SHORT PROBLEM ▸
Exclude pictures. Extract exactly the lines from the one that contains "Clone this chart in Plotly." down to the one that contains "import plotly.graph_objects as go", both included.

— Begin RECORDS TO PROCESS —

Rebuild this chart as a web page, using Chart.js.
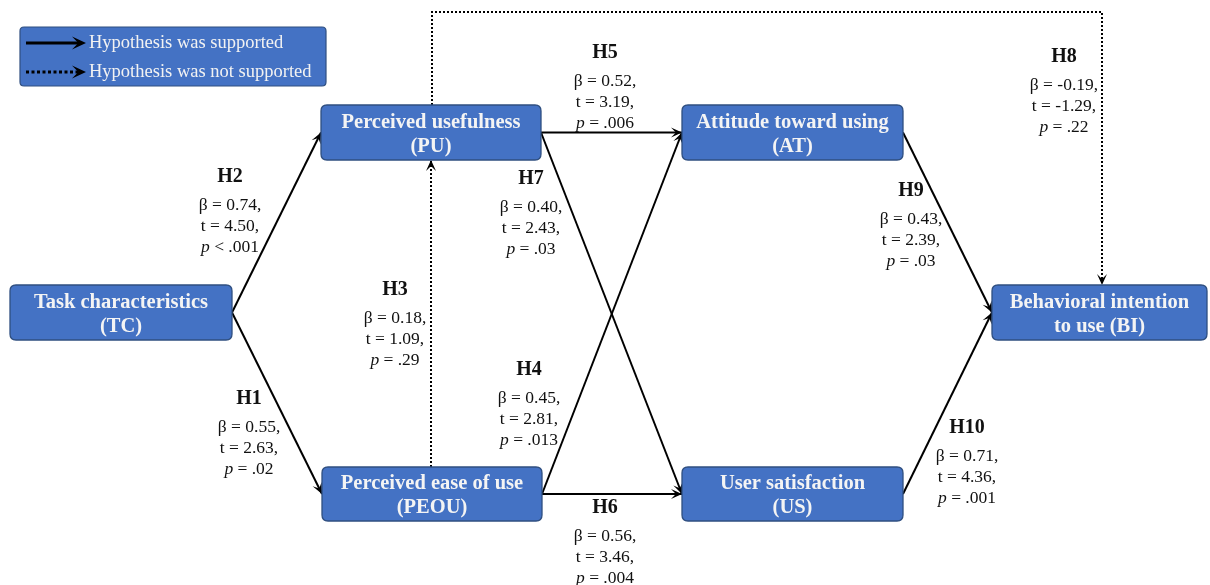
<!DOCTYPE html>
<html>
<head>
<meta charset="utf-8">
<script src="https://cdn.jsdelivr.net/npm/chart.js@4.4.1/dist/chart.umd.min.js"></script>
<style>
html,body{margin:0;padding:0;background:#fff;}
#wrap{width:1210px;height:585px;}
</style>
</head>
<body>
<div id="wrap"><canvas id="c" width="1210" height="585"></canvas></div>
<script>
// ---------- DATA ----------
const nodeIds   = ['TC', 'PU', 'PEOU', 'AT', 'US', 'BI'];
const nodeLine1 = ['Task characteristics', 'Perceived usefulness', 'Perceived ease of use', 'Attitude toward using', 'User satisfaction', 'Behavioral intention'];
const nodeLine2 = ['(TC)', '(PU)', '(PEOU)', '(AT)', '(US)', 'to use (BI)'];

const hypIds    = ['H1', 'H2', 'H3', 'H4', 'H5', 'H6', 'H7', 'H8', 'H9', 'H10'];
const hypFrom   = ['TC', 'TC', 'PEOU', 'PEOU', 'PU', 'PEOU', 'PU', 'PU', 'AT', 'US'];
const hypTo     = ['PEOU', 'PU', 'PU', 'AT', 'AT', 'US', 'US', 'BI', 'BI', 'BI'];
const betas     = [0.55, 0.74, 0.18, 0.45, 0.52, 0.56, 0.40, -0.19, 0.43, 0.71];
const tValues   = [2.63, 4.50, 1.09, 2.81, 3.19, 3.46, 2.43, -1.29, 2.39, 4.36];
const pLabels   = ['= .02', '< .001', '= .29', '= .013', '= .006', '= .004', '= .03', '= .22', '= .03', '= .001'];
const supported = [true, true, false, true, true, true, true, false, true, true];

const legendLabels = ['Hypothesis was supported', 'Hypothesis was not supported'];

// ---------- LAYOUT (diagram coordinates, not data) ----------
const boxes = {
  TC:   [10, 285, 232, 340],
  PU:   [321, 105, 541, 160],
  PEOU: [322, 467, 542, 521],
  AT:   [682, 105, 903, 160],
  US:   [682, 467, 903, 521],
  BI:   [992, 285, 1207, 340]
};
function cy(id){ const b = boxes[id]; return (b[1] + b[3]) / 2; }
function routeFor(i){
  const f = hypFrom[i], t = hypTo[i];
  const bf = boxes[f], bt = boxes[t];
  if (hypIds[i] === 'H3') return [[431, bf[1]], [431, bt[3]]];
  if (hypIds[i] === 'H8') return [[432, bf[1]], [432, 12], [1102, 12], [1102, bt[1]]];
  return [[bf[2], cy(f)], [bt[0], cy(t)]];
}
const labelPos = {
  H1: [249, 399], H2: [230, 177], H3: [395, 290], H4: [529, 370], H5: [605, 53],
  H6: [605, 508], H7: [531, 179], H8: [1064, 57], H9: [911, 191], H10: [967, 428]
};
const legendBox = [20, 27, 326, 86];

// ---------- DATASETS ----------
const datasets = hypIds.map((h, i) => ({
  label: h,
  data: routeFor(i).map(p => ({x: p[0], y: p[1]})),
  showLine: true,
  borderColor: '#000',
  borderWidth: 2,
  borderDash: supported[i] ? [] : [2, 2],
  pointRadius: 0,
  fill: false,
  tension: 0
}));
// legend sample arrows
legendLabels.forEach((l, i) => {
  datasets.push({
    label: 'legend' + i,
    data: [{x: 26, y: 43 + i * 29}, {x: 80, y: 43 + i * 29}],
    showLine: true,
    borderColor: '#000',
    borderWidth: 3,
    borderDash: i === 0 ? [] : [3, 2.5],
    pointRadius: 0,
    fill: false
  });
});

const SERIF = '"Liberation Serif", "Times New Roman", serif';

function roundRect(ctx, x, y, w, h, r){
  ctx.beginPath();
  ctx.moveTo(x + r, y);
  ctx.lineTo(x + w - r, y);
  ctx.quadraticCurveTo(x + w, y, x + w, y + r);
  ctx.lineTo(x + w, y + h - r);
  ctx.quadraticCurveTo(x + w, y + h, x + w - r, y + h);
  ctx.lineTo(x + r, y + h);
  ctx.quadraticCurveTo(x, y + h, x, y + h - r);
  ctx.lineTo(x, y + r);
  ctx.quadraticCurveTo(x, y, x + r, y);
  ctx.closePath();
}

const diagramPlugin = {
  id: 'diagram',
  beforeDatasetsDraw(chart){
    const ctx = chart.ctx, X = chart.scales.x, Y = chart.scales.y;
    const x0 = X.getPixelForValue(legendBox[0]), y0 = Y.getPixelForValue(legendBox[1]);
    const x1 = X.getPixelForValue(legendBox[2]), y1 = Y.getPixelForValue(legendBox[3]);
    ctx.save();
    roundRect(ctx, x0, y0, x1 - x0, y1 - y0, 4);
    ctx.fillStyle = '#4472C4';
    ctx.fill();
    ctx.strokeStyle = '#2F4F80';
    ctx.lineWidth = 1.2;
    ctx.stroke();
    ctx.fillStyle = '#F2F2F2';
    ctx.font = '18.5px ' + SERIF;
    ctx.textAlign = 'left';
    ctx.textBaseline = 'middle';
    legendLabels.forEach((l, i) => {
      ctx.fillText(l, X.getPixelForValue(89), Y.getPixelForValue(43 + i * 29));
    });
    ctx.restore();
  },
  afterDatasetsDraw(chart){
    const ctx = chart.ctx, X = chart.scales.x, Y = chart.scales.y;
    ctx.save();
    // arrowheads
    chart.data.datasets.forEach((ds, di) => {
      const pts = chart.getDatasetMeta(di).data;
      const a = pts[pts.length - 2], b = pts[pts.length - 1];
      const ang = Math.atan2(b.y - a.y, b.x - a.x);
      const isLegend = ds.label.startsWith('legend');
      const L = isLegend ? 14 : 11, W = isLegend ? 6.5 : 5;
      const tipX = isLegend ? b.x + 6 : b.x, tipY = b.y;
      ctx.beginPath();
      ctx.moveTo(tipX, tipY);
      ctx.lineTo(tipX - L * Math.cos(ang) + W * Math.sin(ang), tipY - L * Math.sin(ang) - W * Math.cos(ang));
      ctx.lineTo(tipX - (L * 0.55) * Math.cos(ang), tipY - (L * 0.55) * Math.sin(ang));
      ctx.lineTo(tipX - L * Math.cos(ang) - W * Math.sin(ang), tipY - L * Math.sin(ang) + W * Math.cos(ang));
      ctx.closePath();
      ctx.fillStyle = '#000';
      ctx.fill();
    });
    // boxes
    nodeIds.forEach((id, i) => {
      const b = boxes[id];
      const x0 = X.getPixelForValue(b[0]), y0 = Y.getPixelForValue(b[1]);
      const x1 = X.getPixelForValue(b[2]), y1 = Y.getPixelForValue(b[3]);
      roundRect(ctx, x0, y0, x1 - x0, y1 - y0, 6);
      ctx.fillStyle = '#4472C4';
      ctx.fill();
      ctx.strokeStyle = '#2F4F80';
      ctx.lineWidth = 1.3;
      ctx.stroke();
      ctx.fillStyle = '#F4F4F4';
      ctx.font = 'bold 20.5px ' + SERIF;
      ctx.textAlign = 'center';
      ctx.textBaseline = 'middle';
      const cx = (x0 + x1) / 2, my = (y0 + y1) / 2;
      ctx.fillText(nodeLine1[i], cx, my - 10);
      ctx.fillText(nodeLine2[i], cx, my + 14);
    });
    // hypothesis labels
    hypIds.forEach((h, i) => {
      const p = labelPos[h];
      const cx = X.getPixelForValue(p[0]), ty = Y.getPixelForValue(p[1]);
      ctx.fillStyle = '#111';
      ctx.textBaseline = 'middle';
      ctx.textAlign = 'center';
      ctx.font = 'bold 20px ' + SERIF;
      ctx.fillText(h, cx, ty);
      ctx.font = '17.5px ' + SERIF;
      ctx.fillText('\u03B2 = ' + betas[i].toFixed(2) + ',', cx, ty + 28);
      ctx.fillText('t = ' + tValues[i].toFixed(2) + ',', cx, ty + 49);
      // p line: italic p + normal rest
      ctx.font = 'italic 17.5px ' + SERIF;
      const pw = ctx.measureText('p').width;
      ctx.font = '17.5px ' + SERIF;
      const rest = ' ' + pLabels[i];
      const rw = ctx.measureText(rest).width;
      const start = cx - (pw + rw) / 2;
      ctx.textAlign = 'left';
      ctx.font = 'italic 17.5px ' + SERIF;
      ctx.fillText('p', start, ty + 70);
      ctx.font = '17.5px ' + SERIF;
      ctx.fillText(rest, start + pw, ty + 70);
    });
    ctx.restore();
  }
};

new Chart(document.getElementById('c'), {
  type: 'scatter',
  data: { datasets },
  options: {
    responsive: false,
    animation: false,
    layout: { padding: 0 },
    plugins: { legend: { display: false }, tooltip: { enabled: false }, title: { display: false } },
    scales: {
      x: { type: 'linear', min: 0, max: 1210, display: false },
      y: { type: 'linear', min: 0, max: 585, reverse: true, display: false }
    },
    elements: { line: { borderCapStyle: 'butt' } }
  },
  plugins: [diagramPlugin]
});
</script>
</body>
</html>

— End RECORDS TO PROCESS —
— Begin RECORDS TO PROCESS —

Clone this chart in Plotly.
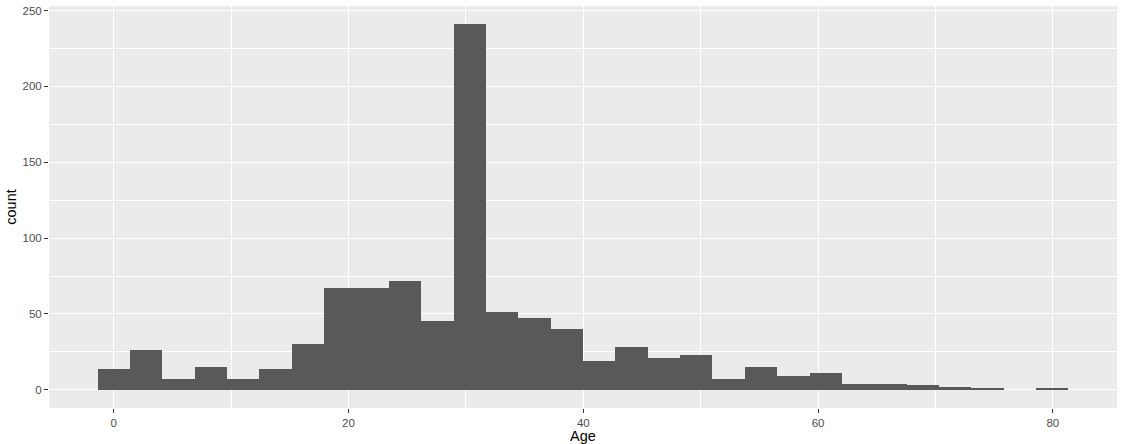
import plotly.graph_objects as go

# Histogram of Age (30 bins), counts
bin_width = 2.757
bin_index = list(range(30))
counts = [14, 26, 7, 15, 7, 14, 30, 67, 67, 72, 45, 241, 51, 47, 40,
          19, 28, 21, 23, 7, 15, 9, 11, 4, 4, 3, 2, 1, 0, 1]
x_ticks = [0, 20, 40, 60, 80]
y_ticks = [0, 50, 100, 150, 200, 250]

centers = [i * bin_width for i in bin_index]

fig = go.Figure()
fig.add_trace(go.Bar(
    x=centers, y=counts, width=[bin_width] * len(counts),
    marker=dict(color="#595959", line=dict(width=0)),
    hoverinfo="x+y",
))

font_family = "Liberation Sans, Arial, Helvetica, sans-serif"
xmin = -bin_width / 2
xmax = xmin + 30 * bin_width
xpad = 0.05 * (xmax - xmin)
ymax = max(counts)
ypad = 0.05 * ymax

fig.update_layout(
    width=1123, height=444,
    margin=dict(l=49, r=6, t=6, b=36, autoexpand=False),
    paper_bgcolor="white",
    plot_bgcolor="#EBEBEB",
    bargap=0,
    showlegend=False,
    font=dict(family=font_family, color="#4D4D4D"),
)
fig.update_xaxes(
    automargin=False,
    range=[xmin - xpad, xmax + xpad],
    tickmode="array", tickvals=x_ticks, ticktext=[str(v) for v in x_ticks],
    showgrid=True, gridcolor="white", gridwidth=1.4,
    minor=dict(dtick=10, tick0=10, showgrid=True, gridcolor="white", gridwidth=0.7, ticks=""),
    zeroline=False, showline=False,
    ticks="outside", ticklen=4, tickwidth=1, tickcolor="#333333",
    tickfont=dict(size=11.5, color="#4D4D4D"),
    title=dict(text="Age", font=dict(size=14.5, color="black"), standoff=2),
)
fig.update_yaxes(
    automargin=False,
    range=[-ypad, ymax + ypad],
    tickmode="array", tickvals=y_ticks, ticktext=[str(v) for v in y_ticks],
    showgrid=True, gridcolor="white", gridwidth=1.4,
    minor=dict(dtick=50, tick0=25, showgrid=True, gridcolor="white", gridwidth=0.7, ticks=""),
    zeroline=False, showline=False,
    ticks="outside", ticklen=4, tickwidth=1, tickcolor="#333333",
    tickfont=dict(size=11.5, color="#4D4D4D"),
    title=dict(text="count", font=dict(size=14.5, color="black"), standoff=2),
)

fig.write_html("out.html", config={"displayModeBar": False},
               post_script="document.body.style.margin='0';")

— End RECORDS TO PROCESS —

ANSWER ▸
Clone this chart in Plotly.
import plotly.graph_objects as go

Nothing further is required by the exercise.